Operator:    You have a follow up question from (Dax Vlassis).

(Dax Vlassis):  Yeah I just meant to ask a last question.  I think
             the total debt was something like $853 million.  Can
             you just give a breakdown of that please?  Revolver
             and I guess you had some private placement notes from
             Prudential and some euro bonds?

Bill Jellison:  Yeah we've got a number of different items
             associated with that.  Hang on.  Let me see if I've
             at least got that handy.

             Yeah we've got - right now what's out there we've got
             about just under $500 million on the euro bond side.
             We've got some Prudential notes of just over $200
             million.  The revolver usage currently is about $122
             and then some other minor notes of about $25.

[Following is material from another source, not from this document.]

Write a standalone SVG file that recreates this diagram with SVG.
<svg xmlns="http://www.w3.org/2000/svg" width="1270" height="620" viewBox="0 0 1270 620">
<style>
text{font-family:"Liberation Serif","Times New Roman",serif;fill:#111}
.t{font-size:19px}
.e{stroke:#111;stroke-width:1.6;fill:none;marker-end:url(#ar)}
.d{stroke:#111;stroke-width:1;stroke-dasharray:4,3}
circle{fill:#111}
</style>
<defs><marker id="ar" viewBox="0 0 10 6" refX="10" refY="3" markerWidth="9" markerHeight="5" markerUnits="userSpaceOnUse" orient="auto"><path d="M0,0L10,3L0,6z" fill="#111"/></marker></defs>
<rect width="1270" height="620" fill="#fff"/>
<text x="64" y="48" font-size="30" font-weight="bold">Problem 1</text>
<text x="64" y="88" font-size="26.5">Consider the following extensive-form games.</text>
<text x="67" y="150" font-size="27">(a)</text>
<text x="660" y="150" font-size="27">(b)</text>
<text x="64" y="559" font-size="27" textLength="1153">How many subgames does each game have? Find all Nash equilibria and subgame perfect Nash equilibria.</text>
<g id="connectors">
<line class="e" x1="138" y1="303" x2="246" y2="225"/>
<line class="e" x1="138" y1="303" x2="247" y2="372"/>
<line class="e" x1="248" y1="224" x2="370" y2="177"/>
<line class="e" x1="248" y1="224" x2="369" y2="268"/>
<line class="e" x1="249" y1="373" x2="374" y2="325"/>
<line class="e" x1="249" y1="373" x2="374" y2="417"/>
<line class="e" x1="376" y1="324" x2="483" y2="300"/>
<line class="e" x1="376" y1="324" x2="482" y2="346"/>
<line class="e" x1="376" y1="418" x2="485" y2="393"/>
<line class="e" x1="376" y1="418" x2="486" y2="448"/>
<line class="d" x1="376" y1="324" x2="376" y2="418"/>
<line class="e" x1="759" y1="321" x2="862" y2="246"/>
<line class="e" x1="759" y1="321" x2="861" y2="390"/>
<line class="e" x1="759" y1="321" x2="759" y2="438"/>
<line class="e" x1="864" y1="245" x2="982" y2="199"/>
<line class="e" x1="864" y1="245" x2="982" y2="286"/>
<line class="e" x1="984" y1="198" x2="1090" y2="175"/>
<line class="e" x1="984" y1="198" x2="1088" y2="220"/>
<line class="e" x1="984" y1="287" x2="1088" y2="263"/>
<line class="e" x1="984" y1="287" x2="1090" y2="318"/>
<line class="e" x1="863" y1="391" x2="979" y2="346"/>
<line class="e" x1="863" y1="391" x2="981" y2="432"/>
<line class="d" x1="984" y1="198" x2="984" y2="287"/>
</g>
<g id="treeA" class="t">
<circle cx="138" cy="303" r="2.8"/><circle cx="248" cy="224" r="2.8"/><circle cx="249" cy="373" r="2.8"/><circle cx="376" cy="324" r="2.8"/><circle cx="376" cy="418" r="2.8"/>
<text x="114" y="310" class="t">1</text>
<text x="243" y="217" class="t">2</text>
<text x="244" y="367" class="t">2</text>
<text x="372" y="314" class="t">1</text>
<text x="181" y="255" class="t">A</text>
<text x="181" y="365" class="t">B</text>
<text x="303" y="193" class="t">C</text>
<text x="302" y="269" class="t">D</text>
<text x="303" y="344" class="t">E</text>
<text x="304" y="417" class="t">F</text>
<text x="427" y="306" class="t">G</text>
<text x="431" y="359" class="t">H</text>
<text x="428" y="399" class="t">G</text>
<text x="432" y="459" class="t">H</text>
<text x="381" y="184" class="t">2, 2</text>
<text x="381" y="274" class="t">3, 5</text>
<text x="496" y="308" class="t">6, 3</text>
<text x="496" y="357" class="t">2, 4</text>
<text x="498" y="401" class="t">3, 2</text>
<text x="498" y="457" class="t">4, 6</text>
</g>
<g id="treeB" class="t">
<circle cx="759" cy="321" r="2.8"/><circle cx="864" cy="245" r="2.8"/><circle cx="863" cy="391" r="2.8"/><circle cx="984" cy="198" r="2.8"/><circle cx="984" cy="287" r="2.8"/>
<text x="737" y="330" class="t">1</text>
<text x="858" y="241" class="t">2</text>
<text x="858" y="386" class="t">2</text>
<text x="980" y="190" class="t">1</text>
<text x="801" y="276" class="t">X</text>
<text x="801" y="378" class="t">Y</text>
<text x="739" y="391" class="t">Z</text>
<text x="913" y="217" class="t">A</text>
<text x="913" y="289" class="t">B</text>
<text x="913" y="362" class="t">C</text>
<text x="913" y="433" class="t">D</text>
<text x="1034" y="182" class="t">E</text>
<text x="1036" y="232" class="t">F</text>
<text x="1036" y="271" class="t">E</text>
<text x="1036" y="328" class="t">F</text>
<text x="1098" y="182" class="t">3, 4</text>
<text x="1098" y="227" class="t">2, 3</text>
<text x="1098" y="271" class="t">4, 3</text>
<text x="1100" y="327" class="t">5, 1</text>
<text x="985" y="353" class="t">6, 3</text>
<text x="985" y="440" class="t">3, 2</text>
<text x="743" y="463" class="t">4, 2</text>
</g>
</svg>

(Dax Vlassis):  Okay.  Great.  Thanks a lot.

Operator:    Your next follow up question comes from (Derek
             Leckow).

(Derek Leckow): Thanks.  Just a follow up on your comment on the
             two exciting new orthodontic products that you
             mentioned that you said you don't want to make any
             specific comments, but wonder if you care to make any
             general remarks about those products - what
             categories we're talking about?







Gary Kunkle: Well I really can't.  There's absolutely no benefit
             in doing that.

(Derek Leckow): All right.  Well I thought I'd try.  Thanks.

Gary Kunkle: Okay.

Operator:    At this time there are no further questions.

Gary Kunkle: Well thank you all for joining the call.  We really
             do appreciate it.  And we appreciate your interest in
             our company.

Operator:    This now concludes Dentsply's Fourth Quarter 2004
             Earning conference call.  You may now disconnect.